I apologize for the poor quality. This is what you get when you use a cameraphone in conjunction with a flashlight.









^^ that's the column adjustment lever









Look up from the lever and you see this cute little button of mystery.

i really hope that helps, otherwise i'm at a loss.


----------



## Zen31ZR (Mar 24, 2004)

Hmm. Doesn't look stock to me. I never had a button in that location in my car, that I'm aware of, anyway. Be careful with it, might be some kind of kill switch. Ever try it with the engine running?


----------



## Darkstar (May 31, 2005)

Zen31ZR said:


> Hmm. Doesn't look stock to me. I never had a button in that location in my car, that I'm aware of, anyway. Be careful with it, might be some kind of kill switch. Ever try it with the engine running?


nope. there's already a killswitch in the car which made me think that it wasn't that. also the reason i figured it was stock is because the way he installed all his switches and wires was very BAD. this switch had a seemingly flawless install.


----------



## Zen31ZR (Mar 24, 2004)

Darkstar said:


> nope. there's already a killswitch in the car which made me think that it wasn't that. also the reason i figured it was stock is because the way he installed all his switches and wires was very BAD. this switch had a seemingly flawless install.
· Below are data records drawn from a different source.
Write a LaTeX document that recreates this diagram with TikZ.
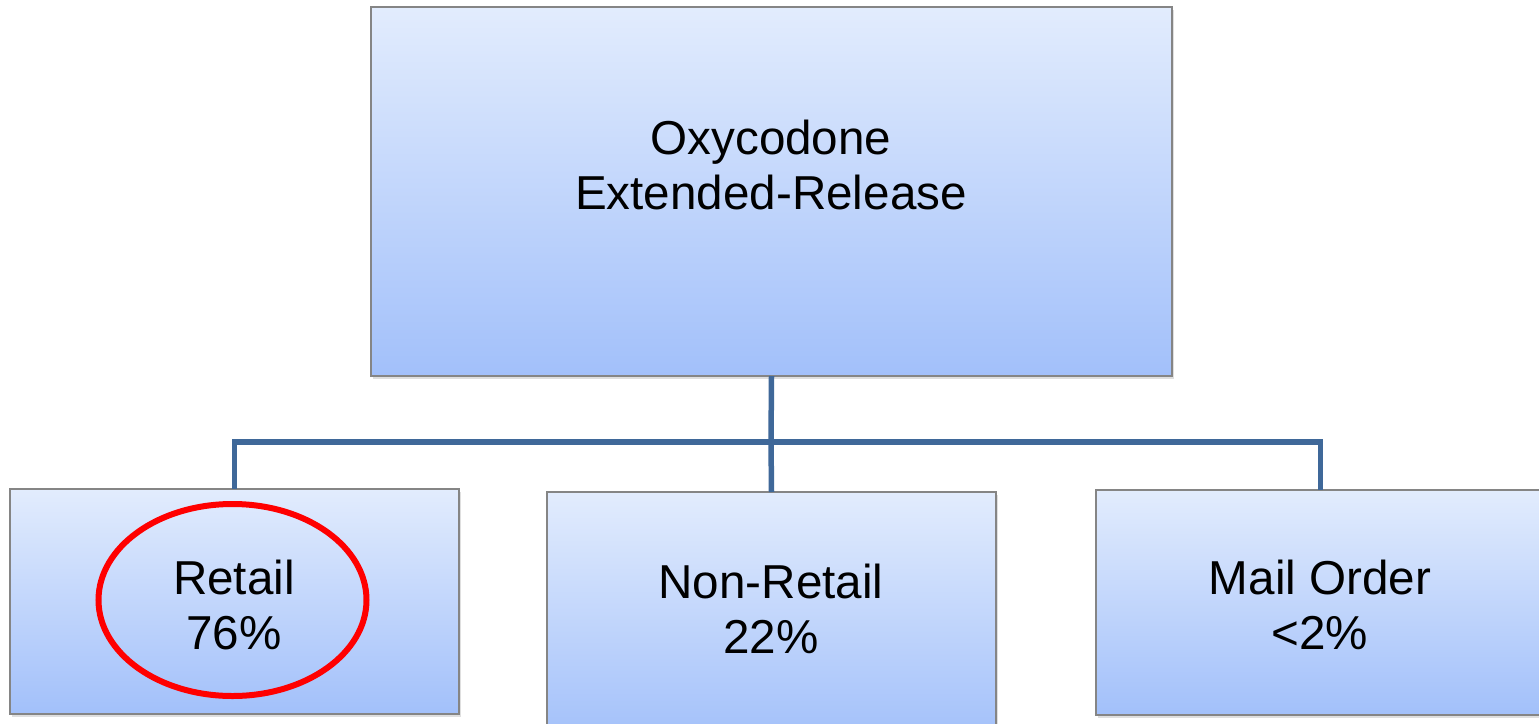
\documentclass[tikz,border=0pt]{standalone}
\usepackage{fontspec}
\setmainfont{Liberation Sans}
\usetikzlibrary{shadows}
\definecolor{boxtop}{HTML}{E2ECFD}
\definecolor{boxbot}{HTML}{A2C0FA}
\definecolor{boxline}{HTML}{858585}
\definecolor{buscol}{HTML}{3F6899}
\definecolor{ringred}{HTML}{FF0000}
\tikzset{
  unit/.style={draw=boxline, line width=1.6pt, top color=boxtop, bottom color=boxbot,
    inner sep=0pt, outer sep=0pt,
    drop shadow={opacity=0.25, shadow xshift=2pt, shadow yshift=-3pt}},
  caption/.style={font=\fontsize{47.6}{55}\selectfont, align=center, inner sep=0pt},
  link/.style={draw=buscol, line width=5.5pt, line join=miter},
  ring/.style={draw=ringred, line width=6pt}
}
\begin{document}
\begin{tikzpicture}[x=1pt,y=-1pt]
  \useasboundingbox (0,0) rectangle (1539,723);
  \clip (0,0) rectangle (1539,723);
  \fill[white] (0,0) rectangle (1539,723);

  % boxes
  \node[unit, minimum width=801pt, minimum height=369pt] (top) at (771.5,191.5) {};
  \node[unit, minimum width=449pt, minimum height=225pt] (retail) at (234.5,601.5) {};
  \node[unit, minimum width=449pt, minimum height=250pt] (nonretail) at (771.5,617) {};
  \node[unit, minimum width=449pt, minimum height=225pt] (mail) at (1320.5,602.5) {};

  % connectors
  \coordinate (bus) at (771,442);
  \draw[link] (top.south) -- (bus);
  \draw[link] (bus) -- (nonretail.north);
  \draw[link] (bus) -| (retail.north);
  \draw[link] (bus) -| (mail.north);

  % captions
  \node[caption] (toptext) at (771,165) {Oxycodone\\Extended-Release};
  \node[caption] (retailtext) at (234,605) {Retail\\76\%};
  \node[caption] (nonretailtext) at (771,609) {Non-Retail\\22\%};
  \node[caption] (mailtext) at (1320,605) {Mail Order\\<2\%};

  % highlight
  \draw[ring] (232.5,600) ellipse [x radius=134pt, y radius=96pt];
\end{tikzpicture}
\end{document}
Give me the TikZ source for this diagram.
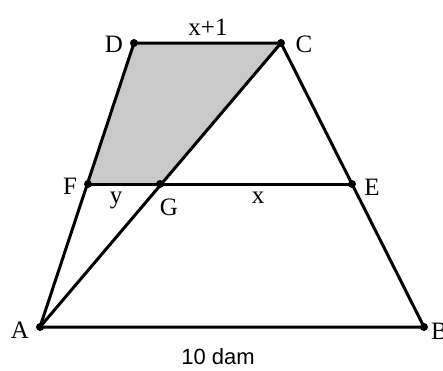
\documentclass[tikz,border=0pt]{standalone}
\usepackage{fontspec}
\setmainfont{Liberation Serif}
\newfontfamily\arialfont{Liberation Sans}
\begin{document}
\begin{tikzpicture}[x=1pt,y=-1pt,
  seg/.style={line width=3pt},
  pt/.style={circle,fill=black,inner sep=0pt,minimum size=8pt},
  lab/.style={font=\fontsize{25}{25}\selectfont,inner sep=0pt}]
\useasboundingbox[fill=white] (0,0) rectangle (443,370);
\coordinate (D) at (134,43);
\coordinate (C) at (281,43);
\coordinate (F) at (88,184);
\coordinate (G) at (160,184);
\coordinate (E) at (352,184);
\coordinate (A) at (40,327);
\coordinate (B) at (424,327);
\fill[gray!42] (D) -- (C) -- (G) -- (F) -- cycle;
\draw[seg,line join=round] (A) -- (D) -- (C) -- (B) -- cycle;
\draw[seg] (F) -- (E);
\draw[seg] (A) -- (C);
\foreach \p in {D,C,F,G,E,A,B} \node[pt] at (\p) {};
\node[lab] (lD) at (114,44) {D};
\node[lab] (lC) at (304,44) {C};
\node[lab] (lx1) at (208,27) {x+1};
\node[lab] (lF) at (70,186) {F};
\node[lab] (lE) at (372,187) {E};
\node[lab] (ly) at (116,200) {y};
\node[lab] (lG) at (169,207) {G};
\node[lab] (lx) at (258,198) {x};
\node[lab] (lA) at (20,330) {A};
\node[lab,anchor=west] (lB) at (431,331) {B};
\node[lab,font=\arialfont\fontsize{22}{22}\selectfont] (l10) at (218,357) {10 dam};
\end{tikzpicture}
\end{document}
Yeah, I got nothing to reference for that one. Maybe someone else here knows what it is.


----------



## Darkstar (May 31, 2005)

Zen31ZR said:


> Yeah, I got nothing to reference for that one. Maybe someone else here knows what it is.
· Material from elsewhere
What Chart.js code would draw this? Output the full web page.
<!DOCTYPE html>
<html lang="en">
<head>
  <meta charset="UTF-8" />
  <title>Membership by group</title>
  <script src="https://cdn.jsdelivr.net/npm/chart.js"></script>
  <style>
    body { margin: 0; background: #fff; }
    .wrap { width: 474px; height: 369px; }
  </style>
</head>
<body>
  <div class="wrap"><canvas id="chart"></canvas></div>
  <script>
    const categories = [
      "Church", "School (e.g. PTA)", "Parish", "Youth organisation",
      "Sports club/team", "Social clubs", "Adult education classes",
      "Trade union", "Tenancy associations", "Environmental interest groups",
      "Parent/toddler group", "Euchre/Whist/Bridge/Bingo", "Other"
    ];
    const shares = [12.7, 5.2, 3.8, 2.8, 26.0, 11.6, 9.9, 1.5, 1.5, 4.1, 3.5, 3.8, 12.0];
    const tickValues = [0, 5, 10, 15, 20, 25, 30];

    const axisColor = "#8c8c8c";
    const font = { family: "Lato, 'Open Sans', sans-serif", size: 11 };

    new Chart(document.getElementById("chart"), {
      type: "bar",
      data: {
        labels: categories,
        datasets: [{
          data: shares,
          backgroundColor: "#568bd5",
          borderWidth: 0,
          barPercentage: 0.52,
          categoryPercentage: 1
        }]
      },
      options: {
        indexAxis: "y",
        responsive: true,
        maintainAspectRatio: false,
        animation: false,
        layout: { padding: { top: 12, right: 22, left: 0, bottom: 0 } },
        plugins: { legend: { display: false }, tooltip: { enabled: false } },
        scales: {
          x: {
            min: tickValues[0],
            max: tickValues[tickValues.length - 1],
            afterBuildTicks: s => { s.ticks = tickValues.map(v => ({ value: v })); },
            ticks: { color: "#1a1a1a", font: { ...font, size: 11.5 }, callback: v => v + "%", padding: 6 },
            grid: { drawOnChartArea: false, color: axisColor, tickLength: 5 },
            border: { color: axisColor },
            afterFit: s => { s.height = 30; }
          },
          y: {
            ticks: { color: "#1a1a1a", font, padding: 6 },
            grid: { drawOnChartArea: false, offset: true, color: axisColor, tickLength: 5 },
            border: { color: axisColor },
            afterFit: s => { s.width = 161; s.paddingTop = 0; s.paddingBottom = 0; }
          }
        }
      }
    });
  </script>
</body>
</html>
hell, you could be right. maybe it was the first killswitch and the other one replaced this one. however it still has a wire coming out of it so it's not out of commission, that's what confuses me


----------



## Zen31ZR (Mar 24, 2004)

Like I say, try it with the car running. Might be an ECU or fuel pump kill. Might even be a starter kill.


----------



## Darkstar (May 31, 2005)

Zen31ZR said:


> Like I say, try it with the car running. Might be an ECU or fuel pump kill. Might even be a starter kill.


will do. i'll try it in the morning...or whenever i wake up  i'll let u know what i find. if anybody has an idea in the meantime let me know


----------